Where is your safe space?
“I don’t know. I don’t know if I have one. I don’t hear God’s voice audibly. But–this may sound weird–when I hear the wind blow through leaves and trees, I sit in it. I hear His voice in the wind.”
What did you envision life being like as a little girl?
“Not what it is.”
“I don’t think I necessarily had a vision for what I wanted it to be, but I did know I wanted it to be different than what it was. My dad was an alcoholic, so there was a lot of chaos.
What I wanted–what I still want–is security and stability.”
How would you describe yourself?
“I would say I am stubborn or that could be tenacious. When I talk to people and I share parts of my story, they tell me I am a survivor. I guess it’s true, but I just don’t feel it. I don’t think this is just true of me. A lot of women or moms feel this way.
People often say, ‘I don’t know how you do it!’
Honestly, I didn’t have a choice, but to live through it.”
Who has carried you through the times when you could not stand?
“My mom carried us when I could not stand.”
Faith also carries me; but, I can’t say it is an unwavering thing. Sometimes you have to hang on to another person’s faith when yours isn’t enough. He gives people to walk alongside you.
It says in Philippians 4:13, 14:
‘I can do all things through Christ who gives me strength. Yet, it was kind of you to share my trouble.’
We are supposed to carry each other’s burdens. I love that because everyone always uses the first verse, but He also gives us people to walk through the troubles and the trials with us.”
What has God written on the Tablet of your Heart?
“I think I am just starting to figure out what He has written on it. The things I have done and the things that have happened to me are just that—they aren’t who I am. ”
“Beloved and renewal. I see them in the distance and He is trying to write them on my heart.”
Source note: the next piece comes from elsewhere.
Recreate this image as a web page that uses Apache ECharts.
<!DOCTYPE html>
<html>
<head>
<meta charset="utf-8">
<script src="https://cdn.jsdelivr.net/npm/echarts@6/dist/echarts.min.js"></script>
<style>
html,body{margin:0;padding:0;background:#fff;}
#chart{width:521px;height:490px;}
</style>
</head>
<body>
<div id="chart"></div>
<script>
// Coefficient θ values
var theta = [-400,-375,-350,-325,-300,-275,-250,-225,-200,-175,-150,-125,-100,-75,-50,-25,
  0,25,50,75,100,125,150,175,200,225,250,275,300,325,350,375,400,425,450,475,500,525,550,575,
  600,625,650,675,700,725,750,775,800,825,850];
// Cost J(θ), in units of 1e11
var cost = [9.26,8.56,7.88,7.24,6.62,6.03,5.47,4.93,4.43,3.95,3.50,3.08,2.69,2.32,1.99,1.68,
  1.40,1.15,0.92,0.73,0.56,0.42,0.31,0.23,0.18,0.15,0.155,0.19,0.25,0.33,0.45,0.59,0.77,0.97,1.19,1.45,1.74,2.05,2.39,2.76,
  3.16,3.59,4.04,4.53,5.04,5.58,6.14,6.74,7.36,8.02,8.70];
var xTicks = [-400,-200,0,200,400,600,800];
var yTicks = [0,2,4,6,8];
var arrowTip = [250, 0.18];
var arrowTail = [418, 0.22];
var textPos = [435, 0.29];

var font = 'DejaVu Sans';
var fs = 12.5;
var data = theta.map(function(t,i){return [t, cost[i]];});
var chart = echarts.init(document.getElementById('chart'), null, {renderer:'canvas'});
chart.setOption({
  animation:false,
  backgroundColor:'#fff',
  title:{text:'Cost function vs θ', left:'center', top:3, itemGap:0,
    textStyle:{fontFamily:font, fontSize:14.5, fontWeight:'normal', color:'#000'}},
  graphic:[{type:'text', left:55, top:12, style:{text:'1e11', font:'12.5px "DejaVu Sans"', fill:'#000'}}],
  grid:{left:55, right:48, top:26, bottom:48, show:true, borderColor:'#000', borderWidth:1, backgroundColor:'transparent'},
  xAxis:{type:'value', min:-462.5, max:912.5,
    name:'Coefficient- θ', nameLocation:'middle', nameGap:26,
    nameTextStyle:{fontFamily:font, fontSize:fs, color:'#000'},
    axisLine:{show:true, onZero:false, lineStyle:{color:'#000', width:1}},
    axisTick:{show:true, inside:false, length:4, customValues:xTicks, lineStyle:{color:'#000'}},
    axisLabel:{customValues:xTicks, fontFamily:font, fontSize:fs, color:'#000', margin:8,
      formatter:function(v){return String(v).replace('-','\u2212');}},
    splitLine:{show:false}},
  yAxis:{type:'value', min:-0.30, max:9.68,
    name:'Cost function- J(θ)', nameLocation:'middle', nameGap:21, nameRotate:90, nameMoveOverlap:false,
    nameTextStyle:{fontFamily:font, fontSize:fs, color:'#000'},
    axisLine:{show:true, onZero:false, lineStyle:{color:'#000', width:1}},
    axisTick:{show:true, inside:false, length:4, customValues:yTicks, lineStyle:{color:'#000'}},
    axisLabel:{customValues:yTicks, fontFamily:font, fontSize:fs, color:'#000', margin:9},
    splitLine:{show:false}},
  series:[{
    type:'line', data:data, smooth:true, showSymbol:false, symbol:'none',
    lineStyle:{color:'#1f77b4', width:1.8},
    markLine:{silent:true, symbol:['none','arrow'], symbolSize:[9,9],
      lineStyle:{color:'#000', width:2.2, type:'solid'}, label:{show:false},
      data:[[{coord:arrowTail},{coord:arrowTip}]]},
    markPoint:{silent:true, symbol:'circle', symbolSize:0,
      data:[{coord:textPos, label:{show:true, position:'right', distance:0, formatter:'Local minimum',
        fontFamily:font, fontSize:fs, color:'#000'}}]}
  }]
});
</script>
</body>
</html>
“It’s funny, I didn’t really become a christian until I was 30. It was after I had my son that I asked myself, ‘what do I believe in? What are my traditions?’ Shortly after that, I quietly asked my mom to get me a bible.
“In every time there has been a big, hard thing, I think, ‘Really? What are you doing? Why me?’
We don’t always know the why’s of life, do we? I had the honor of interviewing a woman who has lived a life she never dreamt, never asked for. She carries a multitude of ‘why’s’ within her; yet, while we were together, she uttered a phrase that resonated with the depths of my soul.
“I also know that, I have to have hope. Because I have lived without it before. Honestly, right now, I am in that cycle of knowing He loves me, knowing He is for me, knowing He has a plan, knowing all of that. Knowing it, not necessarily feeling it, and not necessarily even believing it. But, I still cling to Him.”